Go Tell it on the Mountain , James Baldwin

Mountain,” Baldwin once said, “is the book I had to write if I was ever going to write anything else.” The book, based in part on the author’s own experiences as a teenage preacher in a small church in Harlem, is a fantastic, tense tale of a 14-year-old boy’s spiritual awakening and moral maturation.

A Farewell to Arms , Ernest Hemingway

Hemingway’s semi-autobiographical novel of World War I marked a turn towards the romantic for him — though perhaps everyone gets a little romantic about what they see in their own life. Many of the characters — Catherine Barkley, Helen Ferguson, the priest — are based on real-life people, and of course Henry is based on Hemingway himself and his own doomed romance when he served in the Italian campaigns of the First World War.

Jane Eyre , Charlotte Brontë

Jane Eyre was originally published in London in 1847 as Jane Eyre: An Autobiography with the pen name “Currer Bell.” Though the autobiographical subtitle was dropped when Brontë dropped the pen name (a sort of obvious correlation there, if you ask us), scholars have found many similarities between the story and Brontë’s own life. Like Jane, Brontë was an orphan sent to live in a terrible boarding school, and it was there her two elder sisters died, rather than just a friend, as in Jane Eyre.

A Portrait of the Artist as a Young Man , James Joyce

Perhaps the most famous semi-autobiographical novel, Joyce’s Bildungsroman follows Stephen Dedalus as he begins to buck the traditions of his Irish Catholic childhood, before finally taking leave of Ireland to pursue his ambitions as an artist. Many editions of the novel have pictures of Joyce on the cover — no need to pretend to model this Dedalus character after anyone else (except of course the mythical character of Daedalus).

Little Women , Louisa May Alcott

Alcott’s novel, which follows the lives and experiences of four sisters, Meg, Jo, Beth, and Amy March, is based on her own experience growing up with three sisters and set in the same house where it was written, Orchard House in Concord, Massachusetts. Alcott is Jo, of course — who else?

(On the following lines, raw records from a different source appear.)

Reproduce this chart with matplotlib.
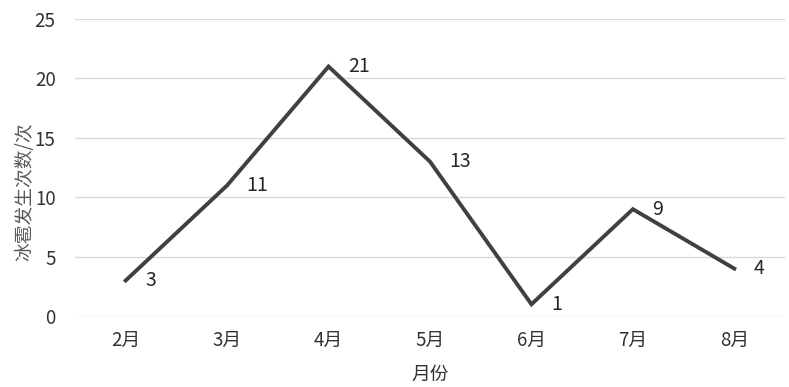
import matplotlib.pyplot as plt

plt.rcParams['font.family'] = ['Noto Sans CJK SC', 'DejaVu Sans']

months = ["2月", "3月", "4月", "5月", "6月", "7月", "8月"]
counts = [3, 11, 21, 13, 1, 9, 4]
yticks = [0, 5, 10, 15, 20, 25]

fig = plt.figure(figsize=(7.89, 3.87), dpi=100)
ax = fig.add_axes([0.095, 0.183, 0.9, 0.768])

x = list(range(len(months)))
ax.plot(x, counts, color="#404040", lw=2.8, solid_joinstyle="miter", zorder=3)
for xi, c in zip(x, counts):
    ax.annotate(str(c), (xi, c), xytext=(14, 0), textcoords="offset points",
                ha="left", va="center", fontsize=14, color="#262626")

ax.set_xlim(-0.5, len(months) - 0.5)
ax.set_ylim(0, 25)
ax.set_yticks(yticks)
ax.set_xticks(x)
ax.set_xticklabels(months)
ax.yaxis.grid(True, color="#d9d9d9", lw=1)
ax.set_axisbelow(True)
for s in ax.spines.values():
    s.set_visible(False)
ax.tick_params(length=0, labelsize=13.5, colors="#333333")
ax.tick_params(axis="y", pad=14)
ax.tick_params(axis="x", pad=10)
ax.set_xlabel("月份", fontsize=13.5, color="#333333", labelpad=9)
ax.set_ylabel("冰雹发生次数/次", fontsize=13.5, color="#595959")
ax.yaxis.set_label_coords(-0.056, 0.42)

fig.savefig("out.png", dpi=100)
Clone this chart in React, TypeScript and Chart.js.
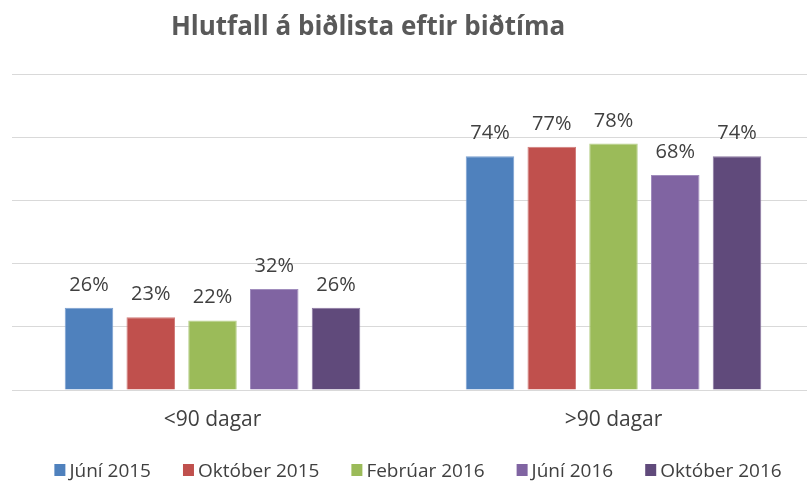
import React, { useEffect, useRef } from "react";
import { Chart, registerables } from "chart.js";

Chart.register(...registerables);

const TITLE = "Hlutfall á biðlista eftir biðtíma";
const categories = ["<90 dagar", ">90 dagar"];
const seriesNames = ["Júní 2015", "Október 2015", "Febrúar 2016", "Júní 2016", "Október 2016"];
const junI2015 = [26, 74];
const okt2015 = [23, 77];
const feb2016 = [22, 78];
const juni2016 = [32, 68];
const okt2016 = [26, 74];
const seriesValues = [junI2015, okt2015, feb2016, juni2016, okt2016];
const colors = ["#4F81BD", "#C0504D", "#9BBB59", "#8064A2", "#604A7B"];
const borderColors = ["#7a9fd0", "#d17d7b", "#b6d08a", "#a18dbd", "#8a77a0"];
const yTicks = [0, 20, 40, 60, 80, 100];

const FONT = "'Open Sans', 'Noto Sans', sans-serif";
const TEXT = "#404040";

const customPlugin = {
  id: "custom",
  afterDatasetsDraw(chart: any) {
    const ctx = chart.ctx;
    ctx.save();
    ctx.fillStyle = TEXT;
    ctx.font = `20px ${FONT}`;
    ctx.textAlign = "center";
    ctx.textBaseline = "alphabetic";
    chart.data.datasets.forEach((ds: any, i: number) => {
      const meta = chart.getDatasetMeta(i);
      meta.data.forEach((bar: any, j: number) => {
        ctx.fillText(ds.data[j] + "%", bar.x, bar.y - 17);
      });
    });
    // category labels
    const xs = chart.scales.x;
    ctx.font = `21px ${FONT}`;
    categories.forEach((c, j) => {
      ctx.fillText(c, xs.getPixelForValue(j), 426);
    });
    // title
    ctx.fillStyle = "#595959";
    ctx.font = `bold 26px ${FONT}`;
    ctx.fillText(TITLE, 368, 35);
    // legend
    ctx.font = `19px ${FONT}`;
    ctx.textAlign = "left";
    const box = 11;
    const gapBox = 4;
    const gapItem = 32;
    const widths = seriesNames.map((n) => ctx.measureText(n).width);
    const total = widths.reduce((a, w) => a + box + gapBox + w, 0) + gapItem * (seriesNames.length - 1);
    let x = 418 - total / 2;
    const y = 477;
    seriesNames.forEach((n, i) => {
      ctx.fillStyle = colors[i];
      ctx.fillRect(x, y - 13, box, box + 1);
      x += box + gapBox;
      ctx.fillStyle = TEXT;
      ctx.fillText(n, x, y);
      x += widths[i] + gapItem;
    });
    ctx.restore();
  },
};

export default function App() {
  const ref = useRef<HTMLCanvasElement>(null);
  useEffect(() => {
    const chart = new Chart(ref.current!, {
      type: "bar",
      data: {
        labels: categories,
        datasets: seriesNames.map((n, i) => ({
          label: n,
          data: seriesValues[i],
          backgroundColor: colors[i],
          borderColor: borderColors[i],
          borderWidth: 1,
          categoryPercentage: 0.77,
          barPercentage: 0.786,
        })),
      },
      options: {
        animation: false,
        responsive: false,
        maintainAspectRatio: false,
        layout: { padding: { left: 12, right: 0, top: 74, bottom: 93 } },
        plugins: { legend: { display: false }, title: { display: false }, tooltip: { enabled: false } },
        scales: {
          x: { display: false },
          y: {
            min: 0,
            max: 100,
            afterBuildTicks: (s: any) => {
              s.ticks = yTicks.map((v) => ({ value: v }));
            },
            ticks: { display: false },
            border: { display: false },
            grid: { color: "#d9d9d9", lineWidth: 1, drawTicks: false },
          },
        },
      },
      plugins: [customPlugin],
    });
    return () => chart.destroy();
  }, []);
  return (
    <div style={{ position: "fixed", left: 0, top: 0, width: 807, height: 483, overflow: "hidden", background: "#fff" }}>
      <canvas ref={ref} width={814} height={483} style={{ display: "block", width: 814, height: 483 }} />
    </div>
  );
}
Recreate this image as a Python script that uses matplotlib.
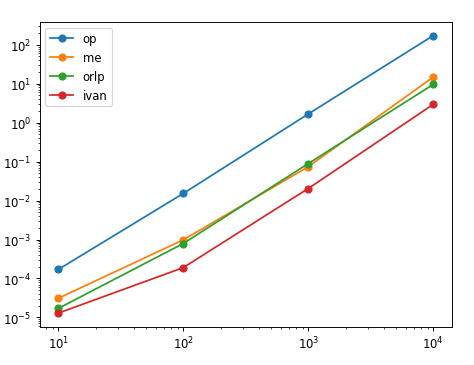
import matplotlib
matplotlib.use("Agg")
import matplotlib.pyplot as plt

sizes = [10, 100, 1000, 10000]
op = [1.7e-4, 0.0152, 1.67, 172]
me = [3.1e-5, 9.8e-4, 0.074, 14.8]
orlp = [1.7e-5, 7.9e-4, 0.089, 9.6]
ivan = [1.29e-5, 1.9e-4, 0.0204, 2.95]
series = [("op", op), ("me", me), ("orlp", orlp), ("ivan", ivan)]

dpi = 84
fig = plt.figure(figsize=(474 / dpi, 366 / dpi), dpi=dpi)
ax = fig.add_axes([39.5 / 474, 1 - 328 / 366, (452 - 39.5) / 474, (328 - 22.7) / 366])
for name, vals in series:
    ax.plot(sizes, vals, marker="o", label=name)
ax.set_xscale("log")
ax.set_yscale("log")
ax.legend(loc="upper left")
fig.savefig("out.png", dpi=dpi)
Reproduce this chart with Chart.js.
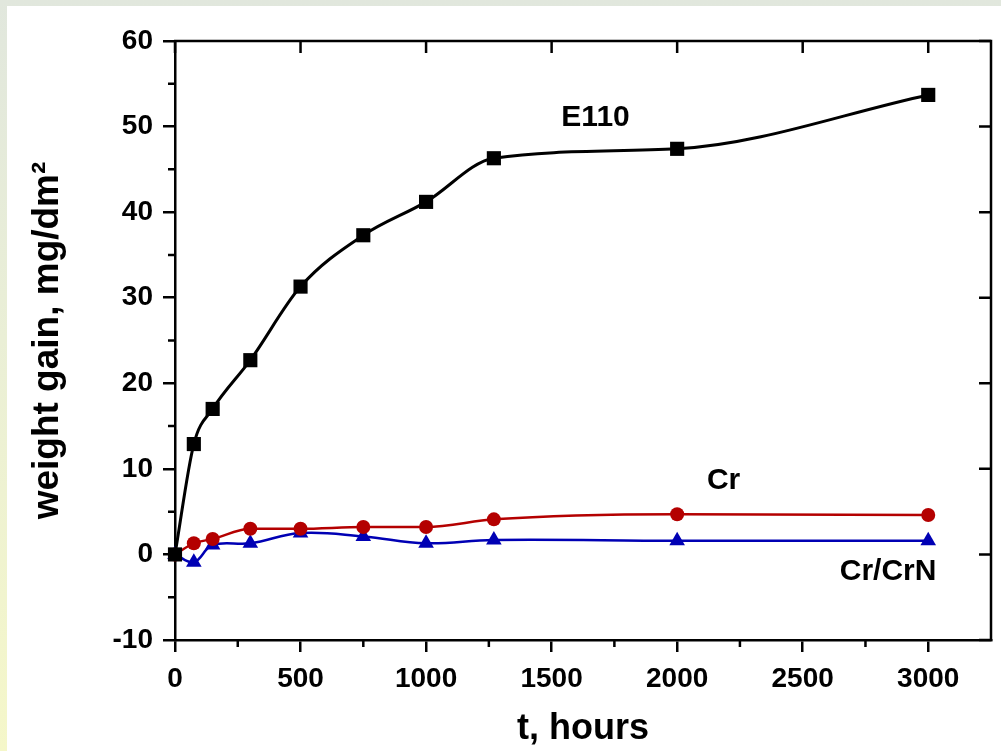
<!DOCTYPE html>
<html>
<head>
<meta charset="utf-8">
<script src="https://cdn.jsdelivr.net/npm/chart.js@4.4.1/dist/chart.umd.min.js"></script>
<style>
html, body { margin: 0; padding: 0; }
body {
    width: 1001px; height: 751px; overflow: hidden; position: relative;
    background: linear-gradient(to bottom, #e1e7dd 0%, #eaefd6 45%, #f5f7c9 100%);
}
#panel { position: absolute; left: 7px; top: 6px; right: 0; bottom: 0; background: #fff; }
#chart { position: absolute; left: 0; top: 0; }
</style>
</head>
<body>
<div id="panel"></div>
<canvas id="chart" width="1001" height="751"></canvas>
<script>
// exposure time, hours
const hours = [0, 75, 150, 300, 500, 750, 1000, 1270, 2000, 3000];
// weight gain, mg/dm2
const e110 = [0, 12.9, 17.0, 22.7, 31.3, 37.3, 41.2, 46.3, 47.4, 53.7];
const cr = [0, 1.3, 1.8, 3.0, 3.0, 3.2, 3.2, 4.1, 4.7, 4.6];
const crCrN = [0, -0.9, 1.1, 1.3, 2.5, 2.1, 1.3, 1.7, 1.6, 1.6];

const xTickValues = [0, 500, 1000, 1500, 2000, 2500, 3000];
const yTickValues = [-10, 0, 10, 20, 30, 40, 50, 60];

const seriesNames = ['E110', 'Cr', 'Cr/CrN'];
// where the series names sit, in data units (hours, mg/dm2)
const nameSpots = [[1675, 51], [2185, 8.6], [2840, -2.0]];

const FONT = '"Liberation Sans", Arial, sans-serif';

function toPoints(ys) {
    return hours.map((h, i) => ({ x: h, y: ys[i] }));
}

// top/right frame, inward ticks there, and minor outward ticks
const framePlugin = {
    id: 'frame',
    beforeDatasetsDraw(chart) {
        const ctx = chart.ctx;
        const a = chart.chartArea;
        const xs = chart.scales.x;
        const ys = chart.scales.y;
        ctx.save();
        ctx.strokeStyle = '#000';
        ctx.lineWidth = 2.5;
        ctx.lineCap = 'butt';
        ctx.beginPath();
        ctx.moveTo(a.left - 1, a.top);
        ctx.lineTo(a.right, a.top);
        ctx.lineTo(a.right, a.bottom + 1);
        ctx.stroke();

        ctx.beginPath();
        for (let v = 0; v <= 3000; v += 250) {
            const px = xs.getPixelForValue(v);
            if (v % 500 === 0) {
                ctx.moveTo(px, a.top);
                ctx.lineTo(px, a.top + 12);
            } else {
                ctx.moveTo(px, a.bottom);
                ctx.lineTo(px, a.bottom + 7);
            }
        }
        for (let v = -10; v <= 60; v += 5) {
            const py = ys.getPixelForValue(v);
            if (v % 10 === 0) {
                ctx.moveTo(a.right, py);
                ctx.lineTo(a.right - 12, py);
            } else {
                ctx.moveTo(a.left, py);
                ctx.lineTo(a.left - 7, py);
            }
        }
        ctx.stroke();
        ctx.restore();
    },
    afterDraw(chart) {
        const ctx = chart.ctx;
        const xs = chart.scales.x;
        const ys = chart.scales.y;
        ctx.save();
        ctx.fillStyle = '#000';
        ctx.font = 'bold 30px ' + FONT;
        ctx.textAlign = 'center';
        ctx.textBaseline = 'middle';
        seriesNames.forEach((name, i) => {
            ctx.fillText(name, xs.getPixelForValue(nameSpots[i][0]), ys.getPixelForValue(nameSpots[i][1]));
        });
        ctx.restore();
    }
};

new Chart(document.getElementById('chart'), {
    type: 'line',
    data: {
        datasets: [
            {
                label: seriesNames[0],
                data: toPoints(e110),
                borderColor: '#000',
                backgroundColor: '#000',
                borderWidth: 3,
                pointStyle: 'rect',
                pointRadius: 10,
                pointBorderWidth: 0,
                cubicInterpolationMode: 'monotone',
                clip: false
            },
            {
                label: seriesNames[1],
                data: toPoints(cr),
                borderColor: '#b40000',
                backgroundColor: '#b40000',
                borderWidth: 2.5,
                pointStyle: 'circle',
                pointRadius: 7,
                pointBorderWidth: 0,
                cubicInterpolationMode: 'monotone',
                clip: false
            },
            {
                label: seriesNames[2],
                data: toPoints(crCrN),
                borderColor: '#0000b4',
                backgroundColor: '#0000b4',
                borderWidth: 2.5,
                pointStyle: 'triangle',
                pointRadius: 9,
                pointBorderWidth: 0,
                tension: 0.4,
                clip: false
            }
        ]
    },
    options: {
        responsive: false,
        animation: false,
        layout: { padding: { left: 0, top: 41, right: 9, bottom: 0 } },
        plugins: {
            legend: { display: false },
            tooltip: { enabled: false }
        },
        scales: {
            x: {
                type: 'linear',
                min: 0,
                max: 3250,
                afterFit(scale) { scale.height = 111; },
                afterBuildTicks(scale) { scale.ticks = xTickValues.map(v => ({ value: v })); },
                ticks: {
                    padding: 10,
                    color: '#000',
                    font: { family: FONT, size: 28, weight: 'bold' },
                    maxRotation: 0,
                    autoSkip: false,
                    callback: v => String(v)
                },
                grid: { display: true, drawOnChartArea: false, drawTicks: true, tickLength: 12, color: '#000', lineWidth: 2.5 },
                border: { display: true, color: '#000', width: 2.5 },
                title: {
                    display: true,
                    text: 't, hours',
                    color: '#000',
                    font: { family: FONT, size: 36, weight: 'bold' },
                    padding: { top: 0, bottom: 0 }
                }
            },
            y: {
                min: -10,
                max: 60,
                afterFit(scale) { scale.width = 175; },
                afterBuildTicks(scale) { scale.ticks = yTickValues.map(v => ({ value: v })); },
                ticks: {
                    padding: 10,
                    color: '#000',
                    font: { family: FONT, size: 28, weight: 'bold' },
                    autoSkip: false,
                    callback: v => String(v)
                },
                grid: { display: true, drawOnChartArea: false, drawTicks: true, tickLength: 12, color: '#000', lineWidth: 2.5 },
                border: { display: true, color: '#000', width: 2.5 },
                title: {
                    display: true,
                    text: 'weight gain, mg/dm²',
                    color: '#000',
                    font: { family: FONT, size: 37, weight: 'bold' },
                    padding: { top: 26, bottom: 0 }
                }
            }
        }
    },
    plugins: [framePlugin]
});
</script>
</body>
</html>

Fear and Loathing in Las Vegas , Hunter S. Thompson

Hunter S. Thompson’s notorious drug-addled novel was based on based on two actual drug-addled trips to Las Vegas that Thompson took (with his attorney Oscar Zeta Acosta, of course) in March and April 1971, while reporting for Rolling Stone and Sports Illustrated. Supposedly, most of what would become his most famous novel was scribbled frantically in his notebook at the tail end of each of these trips. In cases like this, Thompson’s famed adage bears repeating: “I hate to advocate drugs, alcohol, violence, or insanity to anyone, but they’ve always worked for me.” Yes they have.